Reasoning for Dismissing Breach of Contract Claims
The U.S. District Court for the Southern District of New York found that the plaintiffs did not sufficiently plead the existence of a contract under either New York or California law. The court pointed out that the Letter Agreement did not mention the plaintiffs and lacked terms that would grant them any compensation. Although the plaintiffs alleged that they were entitled to fees as intended beneficiaries, the court noted that their allegations were vague and did not provide specific terms or provisions that they claimed had been breached. The court also highlighted that the plaintiffs had not alleged a contract that would entitle them to receive half of the 1.5 million unrestricted shares, as their assertions appeared for the first time in their second cause of action without sufficient factual support. Ultimately, the court ruled that the plaintiffs failed to plead the existence of enforceable contracts, leading to the dismissal of their breach of contract claims.

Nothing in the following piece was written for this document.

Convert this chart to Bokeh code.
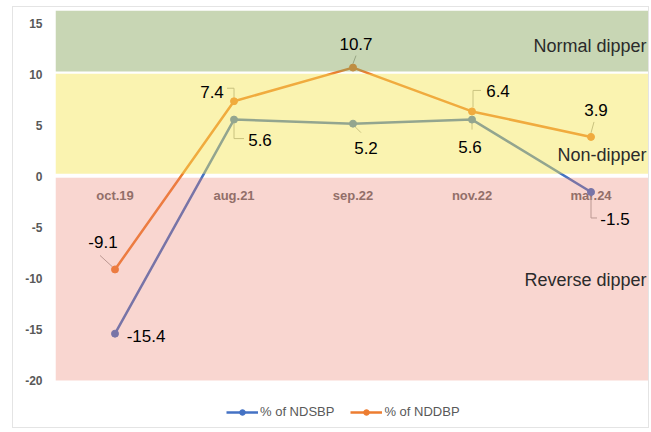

Reasoning for Dismissing Fraud Claims
In addressing the fraud claims against Singh, the court found that the plaintiffs did not meet the heightened pleading standards required for fraud under Rule 9(b) of the Federal Rules of Civil Procedure. The plaintiffs alleged that Singh made material omissions and misrepresentations regarding the status of their qualified introductions and the expected share price. However, the court determined that the allegations lacked specificity, failing to specify what omissions occurred, who was responsible for the omissions, and how these omissions misled the plaintiffs. Additionally, the court noted that the plaintiffs did not establish a duty on Singh’s part to disclose the information, which is a necessary element for a fraud by omission claim. The court also found that the plaintiffs' claim of fraudulent misrepresentation was undermined by the fact that Singh's statements about future share prices were merely predictions, which are not actionable as fraud. Consequently, the court dismissed the fraud claims against Singh for failing to meet the requisite pleading standards.
Conclusion
The court ultimately granted Iovance's and Singh's motions for judgment on the pleadings, dismissing the plaintiffs' claims for breach of contract, fraud, and conversion. The plaintiffs were unable to adequately demonstrate the existence of enforceable contracts or plead their fraud claims with the necessary specificity. The decision underscored the importance of clearly articulating the terms and existence of contracts in breach of contract claims, as well as the significance of fulfilling heightened pleading requirements in fraud cases. The court's ruling highlighted the necessity for plaintiffs to substantiate their claims with concrete factual allegations rather than vague assertions or conclusory statements. As a result, the plaintiffs' case was significantly weakened, leading to the dismissal of multiple causes of action.